Now, you are hired to teach students in five different cities (the Targets).
- City A has only cheap, frozen dough.
- City B has fresh, artisanal flour but no tomato sauce.
- City C has a completely different oven that burns the crust.
- City D has students who only want to eat "Pizza" but actually mean "Tacos" (a mix-up in what they call things).
- City E has a mix of all the above.
The Challenge: You cannot go to these cities to taste-test their food (no labels). You also don't know exactly which city is which (no domain labels). You just have to teach them to make a great pizza based on your single experience, even though their ingredients and tastes are wildly different.
Most previous AI methods tried to force all these cities to look exactly like your kitchen. But because the ingredients (data) are so different, the students got confused, and the pizzas came out terrible.
The Core Insight: "The Class Matters More Than the City"
The authors of this paper realized something crucial: It doesn't matter if the students are from City A or City B, as long as they all understand what a "Pizza" actually looks like.
If you can teach the students to recognize the shape and taste of a pizza (the Category) regardless of whether they are using frozen dough or fresh flour, they will succeed. You don't need to know which city they are from; you just need to make sure their understanding of "Pizza" matches yours.

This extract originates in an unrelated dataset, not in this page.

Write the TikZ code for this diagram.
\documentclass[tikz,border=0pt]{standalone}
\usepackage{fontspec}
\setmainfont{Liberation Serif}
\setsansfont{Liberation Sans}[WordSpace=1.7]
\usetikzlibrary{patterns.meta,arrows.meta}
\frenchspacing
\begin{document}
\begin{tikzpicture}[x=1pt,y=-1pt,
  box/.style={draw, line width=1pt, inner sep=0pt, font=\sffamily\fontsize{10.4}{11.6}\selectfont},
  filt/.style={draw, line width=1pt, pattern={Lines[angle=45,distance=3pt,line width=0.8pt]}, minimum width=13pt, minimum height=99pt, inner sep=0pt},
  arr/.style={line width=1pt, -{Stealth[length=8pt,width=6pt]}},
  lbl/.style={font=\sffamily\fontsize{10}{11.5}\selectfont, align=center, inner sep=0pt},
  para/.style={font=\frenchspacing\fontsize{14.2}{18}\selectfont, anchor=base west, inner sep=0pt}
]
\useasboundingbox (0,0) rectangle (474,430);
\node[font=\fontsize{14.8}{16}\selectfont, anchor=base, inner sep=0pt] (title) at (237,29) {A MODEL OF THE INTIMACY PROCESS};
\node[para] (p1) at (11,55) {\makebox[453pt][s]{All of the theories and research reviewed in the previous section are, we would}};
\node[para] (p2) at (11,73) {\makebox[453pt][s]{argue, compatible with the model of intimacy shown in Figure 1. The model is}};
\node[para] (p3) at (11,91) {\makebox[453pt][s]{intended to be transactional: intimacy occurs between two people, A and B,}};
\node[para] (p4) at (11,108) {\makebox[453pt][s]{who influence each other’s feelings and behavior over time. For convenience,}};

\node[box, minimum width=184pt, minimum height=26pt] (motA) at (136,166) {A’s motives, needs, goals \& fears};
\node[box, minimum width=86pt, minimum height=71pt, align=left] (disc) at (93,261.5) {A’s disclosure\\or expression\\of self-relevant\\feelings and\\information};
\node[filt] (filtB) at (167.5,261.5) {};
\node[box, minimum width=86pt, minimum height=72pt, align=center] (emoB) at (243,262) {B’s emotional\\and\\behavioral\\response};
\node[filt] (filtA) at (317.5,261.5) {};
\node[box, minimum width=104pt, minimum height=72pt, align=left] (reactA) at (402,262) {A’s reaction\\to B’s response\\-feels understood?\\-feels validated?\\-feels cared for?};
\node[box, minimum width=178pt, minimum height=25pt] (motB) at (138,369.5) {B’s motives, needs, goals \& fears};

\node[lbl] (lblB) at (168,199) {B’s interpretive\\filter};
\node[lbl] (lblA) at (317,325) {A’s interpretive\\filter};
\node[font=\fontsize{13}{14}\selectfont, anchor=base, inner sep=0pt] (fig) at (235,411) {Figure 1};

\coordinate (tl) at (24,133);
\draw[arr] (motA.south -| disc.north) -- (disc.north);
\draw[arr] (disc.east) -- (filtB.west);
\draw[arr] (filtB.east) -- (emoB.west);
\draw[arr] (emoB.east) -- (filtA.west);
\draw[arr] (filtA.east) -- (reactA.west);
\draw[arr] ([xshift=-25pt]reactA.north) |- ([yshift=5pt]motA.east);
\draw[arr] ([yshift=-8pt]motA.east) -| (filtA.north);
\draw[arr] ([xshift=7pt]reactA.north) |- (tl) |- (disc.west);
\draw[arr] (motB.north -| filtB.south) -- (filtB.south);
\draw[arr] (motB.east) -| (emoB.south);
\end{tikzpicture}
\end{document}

The Two Big Problems They Solved
The paper identifies two main hurdles in this scenario:
The "Messy Kitchen" (Hybrid Feature Space):
In the real world, the students' data is a messy mix. A "Pizza" in City A might look like a "Taco" in City B because of the different ovens. The AI gets confused because the features (ingredients) are scattered and unorganized. It's like trying to sort a pile of Legos where red bricks are mixed with blue ones, and the shapes are all weird.- The Fix: The authors built a special "Sorter" (a Categorical Domain Discriminator) that ignores the messy background and focuses strictly on the shape of the Lego piece. It uses a "Confidence Meter" (Uncertainty) to only trust the students who are sure they are holding a "Pizza" piece, gradually teaching the sorter to recognize the shape even in the mess.

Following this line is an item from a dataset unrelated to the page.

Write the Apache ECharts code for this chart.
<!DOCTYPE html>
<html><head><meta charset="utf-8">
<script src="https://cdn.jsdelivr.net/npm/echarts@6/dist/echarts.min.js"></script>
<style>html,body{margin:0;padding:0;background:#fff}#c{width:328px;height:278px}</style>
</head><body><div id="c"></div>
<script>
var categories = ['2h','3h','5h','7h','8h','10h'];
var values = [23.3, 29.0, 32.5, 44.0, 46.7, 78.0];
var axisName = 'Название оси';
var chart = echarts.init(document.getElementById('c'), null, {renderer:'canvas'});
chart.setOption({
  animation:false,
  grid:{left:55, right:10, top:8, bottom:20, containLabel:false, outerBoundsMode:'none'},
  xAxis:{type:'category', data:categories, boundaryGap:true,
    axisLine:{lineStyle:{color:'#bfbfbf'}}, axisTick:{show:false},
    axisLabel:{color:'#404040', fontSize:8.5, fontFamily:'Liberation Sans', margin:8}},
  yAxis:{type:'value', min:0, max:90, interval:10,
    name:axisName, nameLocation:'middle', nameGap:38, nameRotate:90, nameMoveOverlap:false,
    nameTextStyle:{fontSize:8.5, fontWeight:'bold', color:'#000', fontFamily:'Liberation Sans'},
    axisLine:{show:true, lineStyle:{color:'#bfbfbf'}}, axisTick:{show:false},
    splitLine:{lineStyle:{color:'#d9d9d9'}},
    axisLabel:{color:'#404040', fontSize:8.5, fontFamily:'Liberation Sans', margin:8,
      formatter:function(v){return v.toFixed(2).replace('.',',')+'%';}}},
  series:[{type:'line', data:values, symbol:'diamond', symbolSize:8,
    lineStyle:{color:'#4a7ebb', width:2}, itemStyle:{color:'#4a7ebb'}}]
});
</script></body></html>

The "Biased Teacher" (The Classifier):
Because the students come from different places, the teacher (the AI's decision-maker) starts to get biased. If 90% of the students in City A use frozen dough, the teacher starts thinking, "Oh, Pizza must be made with frozen dough." When a student from City B brings fresh flour, the teacher rejects it.- The Fix: The authors used a technique called Low-Level Feature Augmentation. Imagine the teacher takes a photo of the fresh flour student, but digitally paints the background of the photo to look like the frozen dough kitchen. This tricks the teacher into realizing, "Wait, the style of the kitchen doesn't matter; the flour is still flour." This corrects the teacher's bias.

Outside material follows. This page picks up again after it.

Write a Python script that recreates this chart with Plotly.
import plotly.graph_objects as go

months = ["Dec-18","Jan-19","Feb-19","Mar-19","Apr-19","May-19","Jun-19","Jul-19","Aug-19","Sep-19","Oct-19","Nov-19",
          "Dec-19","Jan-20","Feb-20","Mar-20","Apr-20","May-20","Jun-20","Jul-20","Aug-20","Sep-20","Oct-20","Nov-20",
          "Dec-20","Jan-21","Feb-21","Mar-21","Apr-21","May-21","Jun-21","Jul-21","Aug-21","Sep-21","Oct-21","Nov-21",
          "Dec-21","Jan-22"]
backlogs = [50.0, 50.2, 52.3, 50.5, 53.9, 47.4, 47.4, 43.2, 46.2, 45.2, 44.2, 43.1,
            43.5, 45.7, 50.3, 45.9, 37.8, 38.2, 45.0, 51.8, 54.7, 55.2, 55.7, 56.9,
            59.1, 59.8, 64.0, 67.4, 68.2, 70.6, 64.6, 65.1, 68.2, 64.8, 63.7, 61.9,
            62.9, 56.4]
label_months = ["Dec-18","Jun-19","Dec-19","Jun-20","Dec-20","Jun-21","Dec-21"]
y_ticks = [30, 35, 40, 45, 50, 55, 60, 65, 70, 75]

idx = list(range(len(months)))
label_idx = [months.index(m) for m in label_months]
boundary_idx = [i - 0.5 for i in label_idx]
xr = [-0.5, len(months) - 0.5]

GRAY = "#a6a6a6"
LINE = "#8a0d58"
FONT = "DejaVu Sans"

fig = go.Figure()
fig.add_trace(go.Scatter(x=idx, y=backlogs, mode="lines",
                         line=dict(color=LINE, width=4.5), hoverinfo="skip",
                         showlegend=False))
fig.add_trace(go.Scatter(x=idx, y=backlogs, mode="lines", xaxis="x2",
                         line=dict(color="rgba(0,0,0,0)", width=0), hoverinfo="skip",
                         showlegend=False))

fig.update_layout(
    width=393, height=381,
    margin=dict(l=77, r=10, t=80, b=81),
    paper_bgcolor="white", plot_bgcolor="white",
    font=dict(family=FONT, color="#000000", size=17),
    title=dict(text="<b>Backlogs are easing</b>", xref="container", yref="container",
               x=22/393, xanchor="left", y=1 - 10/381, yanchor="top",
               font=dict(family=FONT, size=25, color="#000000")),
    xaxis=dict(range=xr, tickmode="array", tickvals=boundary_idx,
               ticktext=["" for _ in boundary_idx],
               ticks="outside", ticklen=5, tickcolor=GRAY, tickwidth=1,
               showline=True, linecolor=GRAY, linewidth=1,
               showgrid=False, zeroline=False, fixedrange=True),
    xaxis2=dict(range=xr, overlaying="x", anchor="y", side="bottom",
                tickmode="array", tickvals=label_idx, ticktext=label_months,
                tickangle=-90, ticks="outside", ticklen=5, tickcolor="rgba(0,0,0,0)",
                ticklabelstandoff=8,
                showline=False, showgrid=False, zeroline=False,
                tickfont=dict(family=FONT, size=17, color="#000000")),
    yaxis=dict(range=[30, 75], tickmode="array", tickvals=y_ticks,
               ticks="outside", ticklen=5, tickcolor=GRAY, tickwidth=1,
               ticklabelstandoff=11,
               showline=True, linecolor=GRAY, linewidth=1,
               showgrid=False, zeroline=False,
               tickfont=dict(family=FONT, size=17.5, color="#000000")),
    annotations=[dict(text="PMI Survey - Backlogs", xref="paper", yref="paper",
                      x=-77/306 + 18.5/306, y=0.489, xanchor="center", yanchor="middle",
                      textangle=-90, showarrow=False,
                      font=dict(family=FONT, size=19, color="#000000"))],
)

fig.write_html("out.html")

The Magic Trick: "Mutual Reinforcement"
The secret sauce of this paper is a feedback loop (Mutual Conditional Alignment).
- Step 1: The "Sorter" helps organize the messy data so the "Teacher" can see the classes clearly.
- Step 2: The "Teacher" gets better at guessing what the students are making, which gives the "Sorter" better labels to learn from.
- Step 3: They help each other get better, like two dancers practicing together. As they dance, the music (the data) becomes clearer, and they stop tripping over each other.
Why This is a Big Deal
- No "City Names" Needed: Most AI methods need to know exactly which city the student is from to adjust the lesson. This method works without knowing the city names. It just focuses on the food.
- Handles the "Label Shift": Even if City A loves pepperoni and City B loves cheese, this method adapts perfectly. It doesn't get confused by the fact that the distribution of toppings is different.
- Beating the Best: The authors tested this on famous AI datasets (like Office-Home and DomainNet) and proved that their method works better than the current "State-of-the-Art" methods, even those that do have access to the "City Names" (domain labels).
Summary Analogy
Think of it like learning a new language.
- Old Way: You try to learn the specific dialect of every single village you visit. If you don't know which village you are in, you get lost.
- This Paper's Way: You focus on the grammar and core vocabulary (the categorical distribution). You realize that whether someone speaks with a thick accent or a thin accent (the domain style), if they use the right grammar, you understand them. You don't need to know where they are from; you just need to align your understanding of the language.
By focusing on the structure of the categories rather than the labels of the domains, this AI method creates a robust, adaptable system that works even when the world is messy and changing.